Berdasarkan data di kejaksaan, saat ini terdapat 152 terpidana mati. Jumlah tersebut terdiri dari 92 terpidana kasus pembunuhan, dua terpidana kasus terorisme dan 58 orang kasus narkoba.
Nyawa pemberian Tuhan
Salah satu rohaniawan yang ditunjuk kejaksaan untuk mendampingi terpidana mati yang dieksekusi, Romo Carolus, mengatakan sejak awal pelaksanaan eksekusi hanya empat orang yang dipanggil keluar dari ruang isolasi.
Menurut Carolus, awalnya delapan terpidana mati yang akan dieksekusi diketahui berasal dari beberapa negara seperti Afrika Selatan, Nigeria, dan Zimbabwe. Tapi baru dua hari menjelang eksekusi diketahui ternyata mereka semua berasal dari Nigeria.
“Jika delapan dari satu negara apalagi kulit hitam akan jadi masalah internasional,” ujarnya.
Carolus mengatakan pihak gereja menolak hukuman mati karena mereka memegang prinsip pro-life karena nyawa adalah pemberian Tuhan.

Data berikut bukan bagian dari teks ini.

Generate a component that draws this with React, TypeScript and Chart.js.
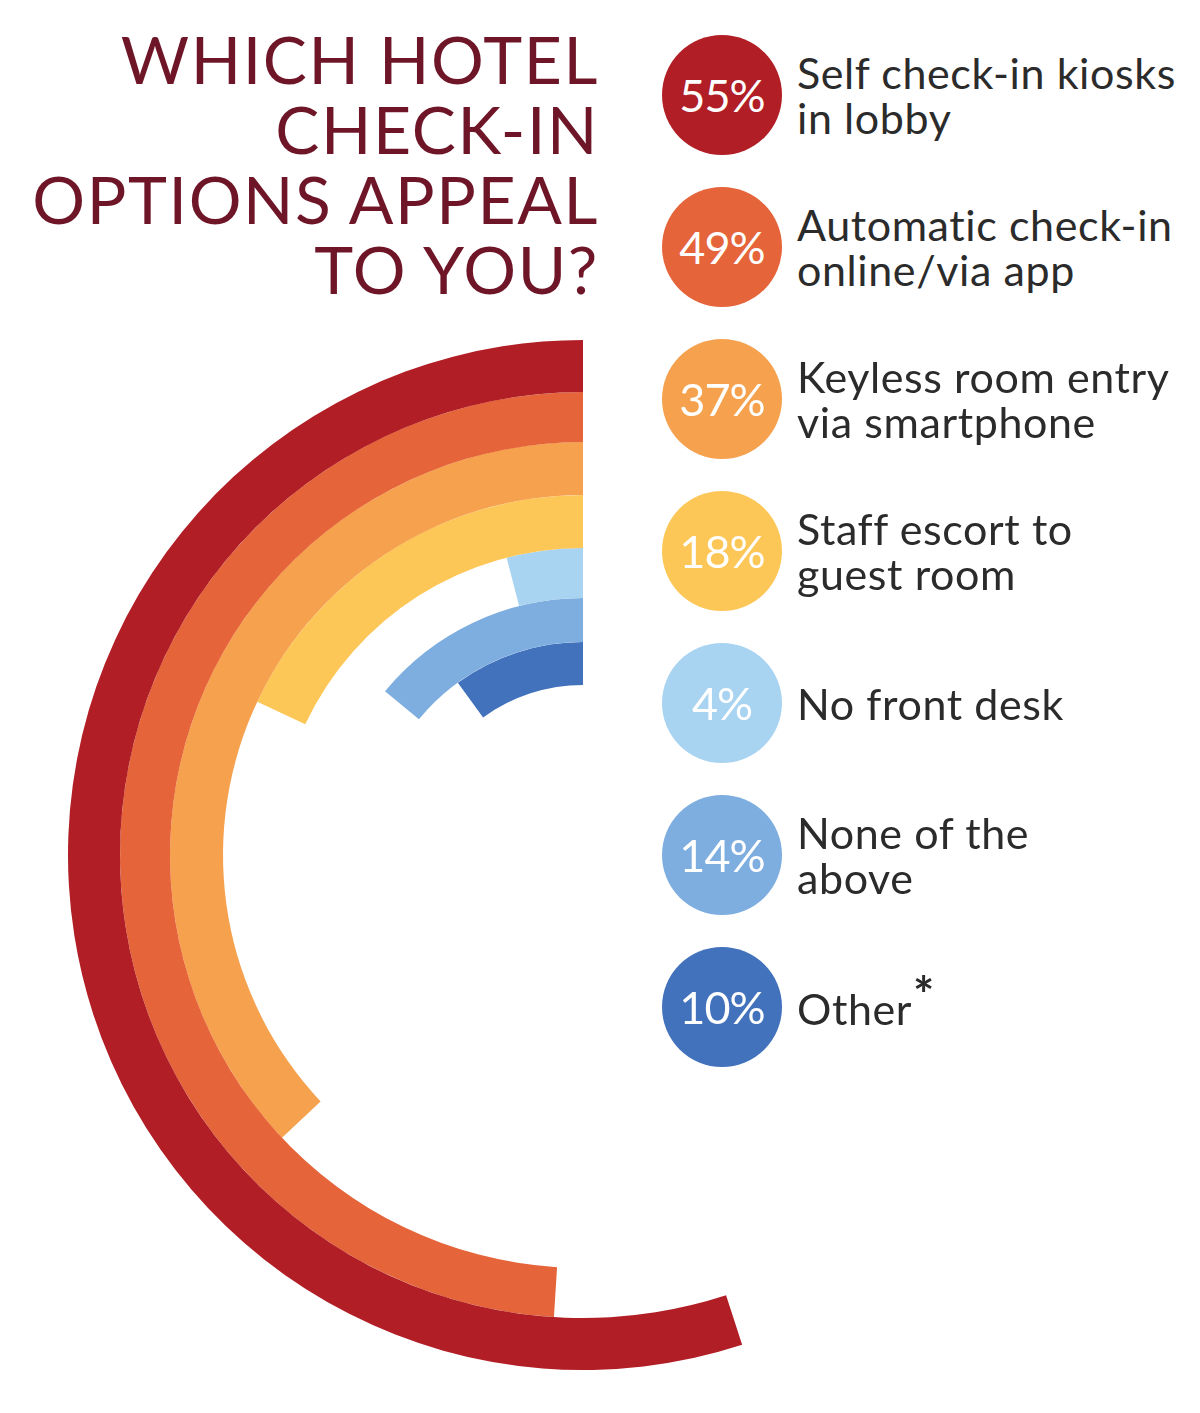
import React, { useEffect, useRef } from "react";
import { Chart, registerables } from "chart.js";

Chart.register(...registerables);

const values = [55, 49, 37, 18, 4, 14, 10];
const labels = [
  ["Self check-in kiosks", "in lobby"],
  ["Automatic check-in", "online/via app"],
  ["Keyless room entry", "via smartphone"],
  ["Staff escort to", "guest room"],
  ["No front desk"],
  ["None of the", "above"],
  ["Other"],
];
const colors = ["#b11e25", "#e5643a", "#f5a14e", "#fdc758", "#a8d3f1", "#7eaee0", "#4272bc"];
const ringWeights = [52, 50, 53, 53, 50, 44, 43];
const titleLines = ["WHICH HOTEL", "CHECK-IN", "OPTIONS APPEAL", "TO YOU?"];

const FONT = "Lato, 'Open Sans', sans-serif";

const App: React.FC = () => {
  const canvasRef = useRef<HTMLCanvasElement | null>(null);
  const chartRef = useRef<Chart<"doughnut", number[], string> | null>(null);

  useEffect(() => {
    if (!canvasRef.current) return;
    const ctx = canvasRef.current.getContext("2d");
    if (!ctx) return;
    if (chartRef.current) chartRef.current.destroy();

    // transparent remainder first, so the coloured arc runs counter-clockwise from 12 o'clock
    chartRef.current = new Chart(ctx, {
      type: "doughnut",
      data: {
        labels: ["rest", "value"],
        datasets: values.map((v, i) => ({
          data: [100 - v, v],
          backgroundColor: ["rgba(0,0,0,0)", colors[i]],
          borderWidth: 0,
          hoverOffset: 0,
          offset: 0,
          weight: ringWeights[i],
        })),
      },
      options: {
        animation: false,
        responsive: true,
        maintainAspectRatio: false,
        cutout: "33%",
        rotation: 0,
        layout: { padding: 0 },
        events: [],
        plugins: {
          legend: { display: false },
          tooltip: { enabled: false },
        },
      },
    });

    return () => {
      if (chartRef.current) {
        chartRef.current.destroy();
        chartRef.current = null;
      }
    };
  }, []);

  // page coords minus the 8px body margin
  const off = 8;

  return (
    <div
      style={{
        position: "relative",
        width: 1184,
        height: 1397,
        fontFamily: FONT,
        fontVariantLigatures: "none",
      }}
    >
      <div
        style={{
          position: "absolute",
          left: 68 - off,
          top: 340 - off,
          width: 1030,
          height: 1030,
        }}
      >
        <canvas ref={canvasRef}></canvas>
      </div>

      <div
        style={{
          position: "absolute",
          right: 1184 - (599 - off),
          top: 24 - off,
          textAlign: "right",
          color: "#6e1628",
          fontSize: 66,
          lineHeight: "70px",
          fontWeight: 400,
          letterSpacing: 1.6,
          whiteSpace: "nowrap",
        }}
      >
        {titleLines.map((t) => (
          <div key={t}>{t}</div>
        ))}
      </div>

      {values.map((v, i) => (
        <div
          key={i}
          style={{
            position: "absolute",
            left: 662 - off,
            top: 95 + i * 152 - 60 - off,
            height: 120,
            display: "flex",
            alignItems: "center",
          }}
        >
          <div
            style={{
              width: 120,
              height: 120,
              borderRadius: "50%",
              background: colors[i],
              color: "#fff",
              display: "flex",
              alignItems: "center",
              justifyContent: "center",
              fontSize: 45,
              fontWeight: 400,
              letterSpacing: -1,
              flexShrink: 0,
            }}
          >
            {v}%
          </div>
          <div
            style={{
              marginLeft: 15,
              color: "#2b2b2b",
              fontSize: 43,
              lineHeight: "45px",
              letterSpacing: 0.6,
              whiteSpace: "nowrap",
            }}
          >
            {labels[i].map((l, j) => (
              <div key={j}>
                {l}
                {i === 6 && (
                  <span
                    style={{
                      fontSize: 50,
                      fontWeight: 700,
                      position: "relative",
                      top: -12,
                      marginLeft: 1,
                    }}
                  >
                    *
                  </span>
                )}
              </div>
            ))}
          </div>
        </div>
      ))}
    </div>
  );
};

export default App;
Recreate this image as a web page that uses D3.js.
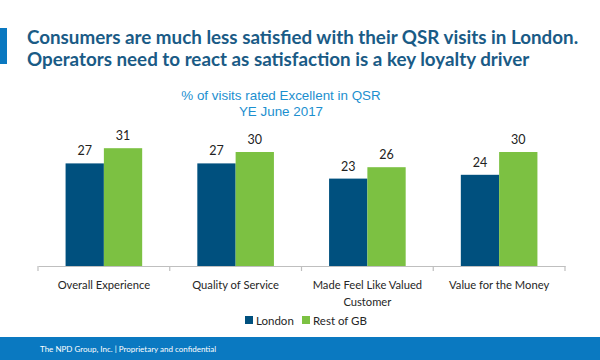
<!DOCTYPE html>
<html lang="en">
<head>
<meta charset="UTF-8">
<script src="https://d3js.org/d3.v7.min.js"></script>
<style>
  body { margin: 0; background: #fff; }
  svg { display: block; }
</style>
</head>
<body>
<script>
  // chart data
  const categories = ["Overall Experience", "Quality of Service", "Made Feel Like Valued Customer", "Value for the Money"];
  const catLines = [["Overall Experience"], ["Quality of Service"], ["Made Feel Like Valued", "Customer"], ["Value for the Money"]];
  const seriesNames = ["London", "Rest of GB"];
  const london = [27, 27, 23, 24];
  const restOfGB = [31, 30, 26, 30];
  const colors = ["#00507e", "#7cc142"];

  const w = 600, h = 360;
  const svg = d3.select("body").append("svg").attr("width", w).attr("height", h);

  const sans = "Lato, 'Open Sans', sans-serif";

  // header
  svg.append("rect").attr("x", 0).attr("y", 28).attr("width", 7).attr("height", 36).attr("fill", "#0a78c0");
  const title = svg.append("text")
    .attr("font-family", sans).attr("font-weight", "bold").attr("font-size", 18.8)
    .attr("fill", "#1a5b86");
  title.append("tspan").attr("x", 27).attr("y", 44).text("Consumers are much less satisfied with their QSR visits in London.");
  title.append("tspan").attr("x", 27).attr("y", 66).text("Operators need to react as satisfaction is a key loyalty driver");

  const sub = svg.append("text")
    .attr("font-family", "'Liberation Sans', Arial, sans-serif").attr("font-size", 13.4)
    .attr("fill", "#1c8fcf").attr("text-anchor", "middle");
  sub.append("tspan").attr("x", 281).attr("y", 100).text("% of visits rated Excellent in QSR");
  sub.append("tspan").attr("x", 281).attr("y", 116).text("YE June 2017");

  // scales
  const x0 = d3.scaleBand().domain(categories).range([38, 565]).paddingInner(0).paddingOuter(0);
  const x1 = d3.scaleBand().domain(seriesNames).range([0, x0.bandwidth()]).paddingInner(0).paddingOuter(0.72);
  const y = d3.scaleLinear().domain([0, 70]).range([266, 0]);

  const rows = categories.map((c, i) => ({ cat: c, vals: [london[i], restOfGB[i]] }));

  const groups = svg.selectAll("g.cat").data(rows).join("g")
    .attr("class", "cat")
    .attr("transform", d => `translate(${x0(d.cat)},0)`);

  groups.selectAll("rect").data(d => d.vals.map((v, j) => ({ name: seriesNames[j], v, j })))
    .join("rect")
    .attr("x", d => x1(d.name))
    .attr("y", d => y(d.v))
    .attr("width", x1.bandwidth())
    .attr("height", d => y(0) - y(d.v))
    .attr("fill", d => colors[d.j]);

  groups.selectAll("text.val").data(d => d.vals.map((v, j) => ({ name: seriesNames[j], v })))
    .join("text")
    .attr("class", "val")
    .attr("x", d => x1(d.name) + x1.bandwidth() / 2)
    .attr("y", d => y(d.v) - 8)
    .attr("text-anchor", "middle")
    .attr("font-family", sans).attr("font-size", 12.5).attr("fill", "#222")
    .text(d => d.v);

  // axis line + tick dividers
  const axis = svg.append("g").attr("transform", `translate(0,${y(0)})`)
    .call(d3.axisBottom(x0).tickSize(0).tickFormat(""));
  axis.select(".domain").attr("stroke", "#bfbfbf").attr("stroke-width", 1.2);
  const dividers = categories.map(c => x0(c)).concat([x0.range()[1]]);
  svg.selectAll("line.div").data(dividers).join("line")
    .attr("x1", d => d).attr("x2", d => d)
    .attr("y1", y(0)).attr("y2", y(0) + 5)
    .attr("stroke", "#bfbfbf").attr("stroke-width", 1.2);

  // category labels
  const catText = svg.selectAll("text.cat").data(categories).join("text")
    .attr("class", "cat")
    .attr("text-anchor", "middle")
    .attr("font-family", sans).attr("font-size", 11.2).attr("fill", "#262626");
  catText.each(function(c, i) {
    catLines[i].forEach((line, k) => {
      d3.select(this).append("tspan")
        .attr("x", x0(c) + x0.bandwidth() / 2)
        .attr("y", 289 + k * 17)
        .text(line);
    });
  });

  // legend
  const legendX = [245, 302];
  const legend = svg.selectAll("g.leg").data(seriesNames).join("g")
    .attr("class", "leg")
    .attr("transform", (d, i) => `translate(${legendX[i]},315)`);
  legend.append("rect").attr("width", 8).attr("height", 8).attr("y", 1).attr("fill", (d, i) => colors[i]);
  legend.append("text").attr("x", 11).attr("y", 9.5)
    .attr("font-family", sans).attr("font-size", 11.5).attr("fill", "#262626")
    .text(d => d);

  // footer band
  svg.append("rect").attr("x", 0).attr("y", 337).attr("width", w).attr("height", 23).attr("fill", "#0a79c1");
  svg.append("text").attr("x", 40).attr("y", 352)
    .attr("font-family", sans).attr("font-size", 8).attr("fill", "#fff")
    .text("The NPD Group, Inc.  |  Proprietary and confidential");
</script>
</body>
</html>
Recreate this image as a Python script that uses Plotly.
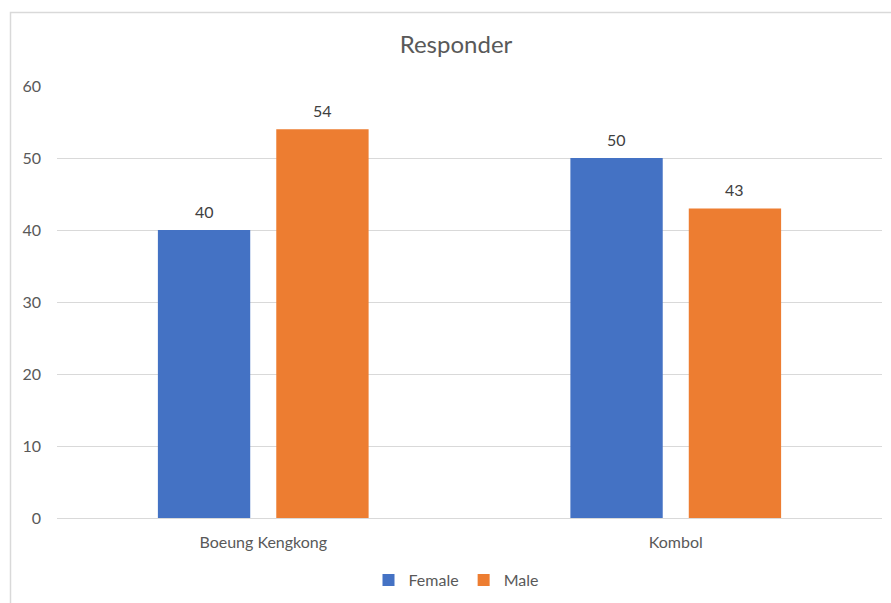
import plotly.graph_objects as go

# Survey respondents by location and gender
categories = ["Boeung Kengkong", "Kombol"]
female = [40, 50]
male = [54, 43]
y_ticks = [0, 10, 20, 30, 40, 50, 60]

W, H = 891, 603
L, R, T, B = 57, 9, 86, 85
plot_w = W - L - R
plot_h = H - T - B

font_family = "Lato, 'Open Sans', sans-serif"
text_grey = "#595959"
label_grey = "#404040"

BARGAP = 0.426
GROUPGAP = 0.22
slot_px = plot_w / len(categories) * (1 - BARGAP) / 2

fig = go.Figure()
series = [("Female", female, "#4472C4", -1), ("Male", male, "#ED7D31", 1)]
for name, vals, color, side in series:
    fig.add_trace(go.Bar(
        name=name, x=categories, y=vals, marker_color=color,
        marker_line_width=0,
    ))
    # value labels above each bar
    for cat, v in zip(categories, vals):
        fig.add_annotation(
            x=cat, y=v, text=str(v), showarrow=False,
            xshift=side * slot_px / 2, yshift=19, yanchor="middle",
            font=dict(size=16, color=label_grey, family=font_family),
        )

# outer chart border (left and top edges visible in frame)
fig.add_shape(
    type="rect", xref="paper", yref="paper",
    x0=(10.5 - L) / plot_w, x1=(W + 5 - L) / plot_w,
    y0=-(B + 10) / plot_h, y1=1 + (T - 12.5) / plot_h,
    line=dict(color="#D9D9D9", width=1.5), fillcolor="rgba(0,0,0,0)",
    layer="below",
)

fig.update_layout(
    width=W, height=H,
    margin=dict(l=L, r=R, t=T, b=B, pad=0, autoexpand=False),
    paper_bgcolor="white", plot_bgcolor="white",
    barmode="group", bargap=BARGAP, bargroupgap=GROUPGAP,
    title=dict(
        text="Responder", x=456 / W, xanchor="center",
        y=1 - 45 / H, yanchor="middle",
        font=dict(size=24, color=text_grey, family=font_family),
    ),
    font=dict(family=font_family, color=text_grey, size=16),
    showlegend=True,
    legend=dict(
        orientation="h", x=(456 - L) / plot_w, xanchor="center",
        y=-(580 - (H - B)) / plot_h, yanchor="middle",
        font=dict(size=16, color=text_grey, family=font_family),
        itemwidth=30, traceorder="normal",
    ),
    xaxis=dict(
        showgrid=False, showline=False, zeroline=False,
        ticks="", ticklabelstandoff=13, automargin=False,
        tickfont=dict(size=16, color=text_grey, family=font_family),
    ),
    yaxis=dict(
        range=[0, 60], tickvals=y_ticks, showgrid=True,
        gridcolor="#D9D9D9", gridwidth=1, zeroline=True,
        zerolinecolor="#D9D9D9", zerolinewidth=1, showline=False,
        ticks="", ticklabelstandoff=15, automargin=False,
        tickfont=dict(size=16, color=text_grey, family=font_family),
    ),
)

fig.write_html("out.html")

Dan hal ini sudah menjadi kesepakatan diantara gereja-gereja di dunia.
“Kami pernah bertemu presiden untuk menyampaikan sikap kami terhadap hukuman mati dan presiden mengerti, tetapi dia bilang hukuman ini untuk efek jera,” katanya.
Melihat keputusan pemerintah tetap melaksanakan hukuman mati kepada terpidana mati kasus narkoba, Carolus berharap supaya setidaknya ada upaya untuk membuat hukuman mati menjadi lebih manusiawi karena dari pengalamannya ada yang sampai tujuh menit setelah ditembak baru menghembus nafas terakhir.
Tia Asmara di Jakarta turut berkontribusi dalam artikel ini.